Conhecer mais – O versículo 28 afirma que Jesus dá a vida eterna aos seus seguidores. Este é um tema típico de João e outros textos do evangelho podem nos ajudar a aprofundá-lo. No Último Discurso, Jesus explica o que consiste a vida eterna: “A vida eterna é esta: que eles conheçam a ti, o único Deus verdadeiro, e aquele que tu enviaste, Jesus Cristo” (Jo 17,3). Mais uma vez, liga o conceito da vida eterna com o de “conhecer”. Mas em que consiste “conhecer” a Deus?

 

Conhecer Deus – O profeta Jeremias pode esclarecer. Num trecho contundente, onde ele enfrenta o Rei Joaquim e o condena por não pagar os salários dos seus operários na construção do seu palácio, Jeremias diz o seguinte, referindo-se ao falecido rei justo, Josias: "Ele julgava com justiça a causa do pobre e do indigente; e tudo corria bem para ele!
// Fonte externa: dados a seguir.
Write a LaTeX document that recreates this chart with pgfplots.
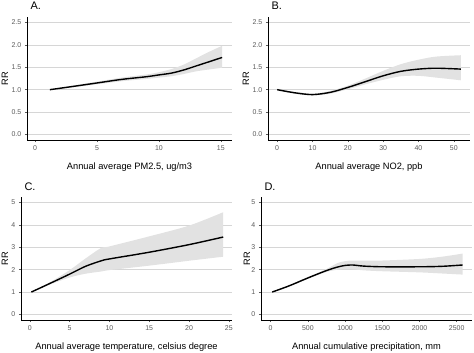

Isso não é conhecer-me? – oráculo de Javé” (Jr 22,16). Conhecer Deus não é em primeiro lugar um exercício intelectual, mas uma atitude de vida – a prática da justiça, especialmente em favor do oprimido e fraco. Segundo João, então, a vida eterna é o prêmio de quem pratica a justiça de Deus – proposta dos discípulos de Jesus – e não dos que “sabem” muita coisa sobre Deus, mas que não praticam a justiça – representados no texto de hoje pelas autoridades do templo.

 

Coragem, fé e obras – O nosso texto nos traz motivo de muita coragem, pois afirma que ninguém vai arrancar o verdadeiro discípulo da mão de Jesus (v 28). Mas também nos desafia para que verifiquemos se somos realmente discípulos verdadeiros, se conhecemos Jesus e o Pai, isto é, se praticamos a justiça do seu Projeto. A prova de ser verdadeiro discípulo está na prática das obras do Pai e não no conhecimento teórico de religião.